The BBC reported that “overall, 10 million children die every year before they are five years old. Most deaths occur in just six countries: China, the Democratic Republic of Congo, Ethiopia, India, Nigeria and Pakistan.” South Asian children suffer heavily, yet surveying the local defence budgets (India: $22bn, 2.6% of GDP (2006) and Pakistan: $4.5bn, 3.1% of GDP (2007), one would presume they are ignorant of the bitter realities. In 1999, India spent $10 billion on defence, $10.50 per capita, while Pakistan spent $4 billion, $27 per capita, which has risen to $34 now.
Human Development in South Asia, a 10-yearly review by the Mahbubul Haq Human Development Centre states “A little over 73% of Pakistanis still live below the poverty line, with the percentage of the rural poor registering an increase. The share of South Asia in the total number of poor people in the world has increased significantly, from 40% in 1993 to 47% in 2004. The progress in life expectancy in Pakistan during the last 10 years is the slowest in the region. The percentage of malnourished children under five years of age remains stagnant at 38%, compared to 40% in 1994.
“The incidence of tuberculosis per 100,000 has also increased, from 150 in 1995 to 181 in 2004,” says the report. “Public spending on health as a percentage of GDP went down from 0.8% in 1995 to 0.4% in 2004.”
Statistics show that during the year 2006-07, Pakistan’s defence expenditure was nearly Rs.250 billion, while only Rs.6 billion and Rs.22.6 billion were spent on health and education respectively. Fakhruddin G. Ebrahim recently said, “During the last 30 years, Rs.178 billion had been spent on education and Rs.98 billion on health while, on the other hand, around Rs.2,835 billion [was] consumed by defence alone.”
Note, the combined expenditure on health and education for the last 30 years is marginally higher than that spent on defence in 2006-07 alone.

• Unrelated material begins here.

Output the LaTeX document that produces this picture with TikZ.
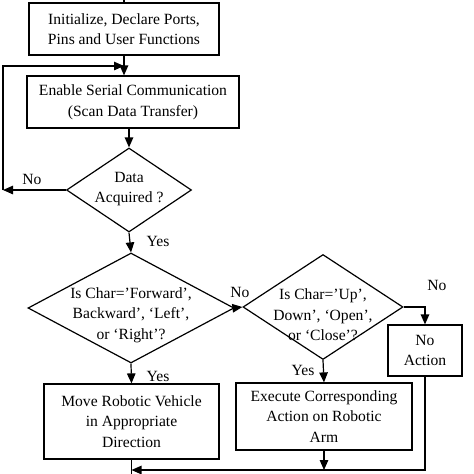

No wonder we possess A-bombs but 73% of our population is mostly illiterate, languishing below the poverty line and dealing with health services unfit for quadrupeds. Pakistan’s unenviable 137th place in the UN’s Human Development Index is a stark indicator of this.
The silent tsunami of poverty is engulfing the world. Globally, food prices rose by 43% while rice prices rose by 75% in 2007. The Asian Development Bank has found that a billion Asians are now at risk of malnutrition. Food prices have hit the highest levels in 30 years and about 850 million people are suffering from chronic hunger worldwide, while about 100 million more people have been forced into starvation and a further 30 million Africans are now in poverty.
The world’s existence is threatened due to addiction to war. Food inflation, rising poverty, social upheavals, fundamentalism, militarism, militancy and global warming — all these ominous features prognosticate disasters of Biblical proportions that the inept global leadership is hastening, as it remains heedless to the urgent socio-economic and environmental concerns. These global crises are relentlessly pushing the world towards certain obliteration.
When the Chinese Peoples’ Army was closing in on big cities in 1949 and severely punishing those involved in social evils, there were many who, blinded by greed, persisted and paid the ultimate penalty. Similar traits are being displayed by the insatiably greedy and power-hungry of the world, the essential difference being that the entire world will pay the ultimate penalty for the greed and reckless short-sightedness of these few. The globe today is akin to a container full of purest nitro-glycerin being transported by a clumsy crew.
This addiction to war has wasted trillions of dollars without making the world a secure place. Imagine the spectacular impact on the quality of life on earth had these sums been spent for peaceful purposes, but then again, peace doesn’t bring the dividends that war does.